When we got home, we talked for awhile. I asked H why he kept saying he missed me so much, but hadn't come home yet. H said he wanted to make sure we had gotten things worked out and that we could both handle it before he moves back in, but that we'd made so much progress so fast that he didn't think it would be much longer before he reached a comfort level. Said he didn't feel anxious all the time like he did after the bomb, and felt comfortable most of the time.

He asked straight out what had been bothering me and what had "jumped out" at me that led me to call him at work and ask for reassurance.

So, I told him about what had happened with the Instant Message thingy. I had expected him to be disturbed about the whole thing FOR HIMSELF, but he wasn't, he was disturbed for my sake and for how it had made me feel. He apologized whole-heartedly for his actions that lead to me finding that crap at all.

I explained that I wanted him back, but not at any cost, and reminded that we had to negotiate a new relationship on new terms.

I told him the details of what I expect in terms of monogamy and not keeping secrets and taking me seriously when I say something is SERIOUS.

He said he'd been putting a lot of thought and work into those very things with his IC.

Then he talked about the state of mind he'd been in--very deep in an MLC depression--but not really understnding that it was depression--which had caused him to be desperate to find any little thing to make himself feel a little better.

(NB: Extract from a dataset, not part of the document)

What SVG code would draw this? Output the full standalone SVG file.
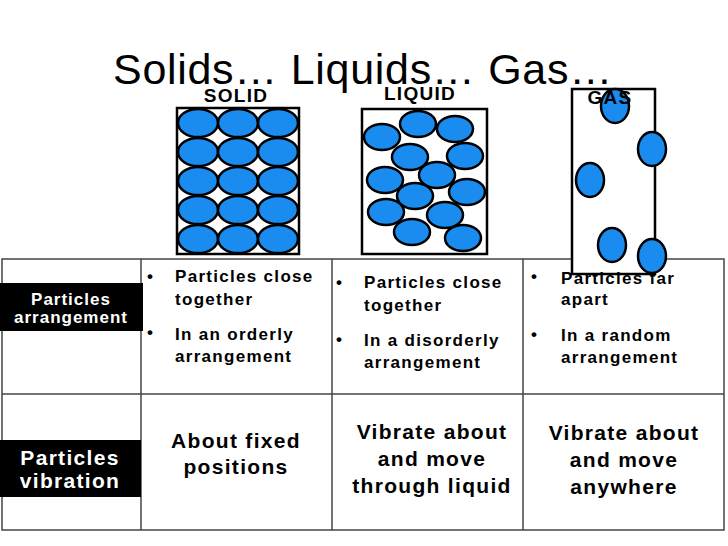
<svg xmlns="http://www.w3.org/2000/svg" width="728" height="546" viewBox="0 0 728 546">
<style>
text{font-family:"Liberation Sans",Arial,sans-serif;font-weight:bold;fill:#000;letter-spacing:1.3px}
.p{fill:#1a8cf0;stroke:#000;stroke-width:2.5}
.box{fill:#fff;stroke:#000;stroke-width:2.5}
.g{fill:none;stroke:#444;stroke-width:1.5}
.t{font-size:17px}
.c{font-size:21px;text-anchor:middle}
.w{fill:#fff}
</style>
<rect width="728" height="546" fill="#fff"/>
<text x="113" y="84" style="font-weight:normal;font-size:43px;letter-spacing:0.7px">Solids… Liquids… Gas…</text>
<g id="table">
<rect class="g" x="2" y="259" width="722" height="271"/>
<line class="g" x1="141" y1="259" x2="141" y2="530"/>
<line class="g" x1="332" y1="259" x2="332" y2="530"/>
<line class="g" x1="523" y1="259" x2="523" y2="530"/>
<line class="g" x1="2" y1="394" x2="724" y2="394"/>
</g>
<g id="solid">
<text x="236" y="102" style="font-size:19px;text-anchor:middle">SOLID</text>
<rect class="box" x="177" y="108" width="122" height="146"/>
<g>
<ellipse class="p" cx="198" cy="123" rx="20" ry="14"/><ellipse class="p" cx="238" cy="123" rx="20" ry="14"/><ellipse class="p" cx="278" cy="123" rx="20" ry="14"/>
<ellipse class="p" cx="198" cy="152" rx="20" ry="14"/><ellipse class="p" cx="238" cy="152" rx="20" ry="14"/><ellipse class="p" cx="278" cy="152" rx="20" ry="14"/>
<ellipse class="p" cx="198" cy="181" rx="20" ry="14"/><ellipse class="p" cx="238" cy="181" rx="20" ry="14"/><ellipse class="p" cx="278" cy="181" rx="20" ry="14"/>
<ellipse class="p" cx="198" cy="210" rx="20" ry="14"/><ellipse class="p" cx="238" cy="210" rx="20" ry="14"/><ellipse class="p" cx="278" cy="210" rx="20" ry="14"/>
<ellipse class="p" cx="198" cy="239" rx="20" ry="14"/><ellipse class="p" cx="238" cy="239" rx="20" ry="14"/><ellipse class="p" cx="278" cy="239" rx="20" ry="14"/>
</g>
</g>
<g id="liquid">
<text x="420" y="100" style="font-size:19px;text-anchor:middle">LIQUID</text>
<rect class="box" x="362" y="109" width="125" height="145"/>
<ellipse class="p" cx="382" cy="137" rx="18" ry="13"/>
<ellipse class="p" cx="418" cy="124" rx="18" ry="13"/>
<ellipse class="p" cx="455" cy="129" rx="18" ry="13"/>
<ellipse class="p" cx="410" cy="157" rx="18" ry="13"/>
<ellipse class="p" cx="465" cy="156" rx="18" ry="13"/>
<ellipse class="p" cx="385" cy="180" rx="18" ry="13"/>
<ellipse class="p" cx="437" cy="175" rx="18" ry="13"/>
<ellipse class="p" cx="467" cy="192" rx="18" ry="13"/>
<ellipse class="p" cx="415" cy="196" rx="18" ry="13"/>
<ellipse class="p" cx="386" cy="212" rx="18" ry="13"/>
<ellipse class="p" cx="445" cy="215" rx="18" ry="13"/>
<ellipse class="p" cx="412" cy="232" rx="18" ry="13"/>
<ellipse class="p" cx="463" cy="238" rx="18" ry="13"/>
</g>
<g id="gas">
<rect class="box" x="572" y="89" width="83" height="185"/>
<ellipse class="p" cx="615" cy="106" rx="14" ry="17"/>
<ellipse class="p" cx="652" cy="149" rx="14" ry="17"/>
<ellipse class="p" cx="590" cy="180" rx="14" ry="17"/>
<ellipse class="p" cx="612" cy="245" rx="14" ry="17"/>
<ellipse class="p" cx="652" cy="256" rx="14" ry="17"/>
<text x="610" y="104" style="font-size:19px;text-anchor:middle">GAS</text>
</g>
<g id="row1">
<rect x="0" y="283" width="143" height="48" fill="#000"/>
<text class="w" x="71" y="305" style="font-size:17px;text-anchor:middle;letter-spacing:1px">Particles</text>
<text class="w" x="71" y="323" style="font-size:17px;text-anchor:middle;letter-spacing:1px">arrangement</text>
<g class="t"><text x="147" y="282">•</text><text x="175" y="282">Particles close</text><text x="175" y="305">together</text>
<text x="147" y="338">•</text><text x="175" y="340">In an orderly</text><text x="175" y="362">arrangement</text>
<text x="336" y="288">•</text><text x="364" y="288">Particles close</text><text x="364" y="311">together</text>
<text x="336" y="345">•</text><text x="364" y="346">In a disorderly</text><text x="364" y="368">arrangement</text>
<text x="531" y="282">•</text><text x="561" y="284">Particles far</text><text x="561" y="305">apart</text>
<text x="531" y="340">•</text><text x="561" y="341">In a random</text><text x="561" y="363">arrangement</text></g>
</g>
<g id="row2">
<rect x="0" y="440" width="141" height="57" fill="#000"/>
<text class="w" x="70" y="465" style="font-size:21px;text-anchor:middle">Particles</text>
<text class="w" x="70" y="488" style="font-size:21px;text-anchor:middle">vibration</text>
<text class="c" x="236" y="448">About fixed</text><text class="c" x="236" y="474">positions</text>
<text class="c" x="432" y="439">Vibrate about</text><text class="c" x="432" y="466">and move</text><text class="c" x="432" y="493">through liquid</text>
<text class="c" x="624" y="440">Vibrate about</text><text class="c" x="624" y="467">and move</text><text class="c" x="624" y="494">anywhere</text>
</g>
</svg>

And he had lost sight of how much I meant to him, and all of the things he liked and loved about me. Then he gave me a whole bunch of examples of the things he now remembered that he liked and loved about me.

H also said he'd not be secretive with me in the future and be very careful not to put himself in slippery places because he never wanted to put me, our family, or himself through anything like this ever again.

So, I don't have to list three positives today. It was ALL good.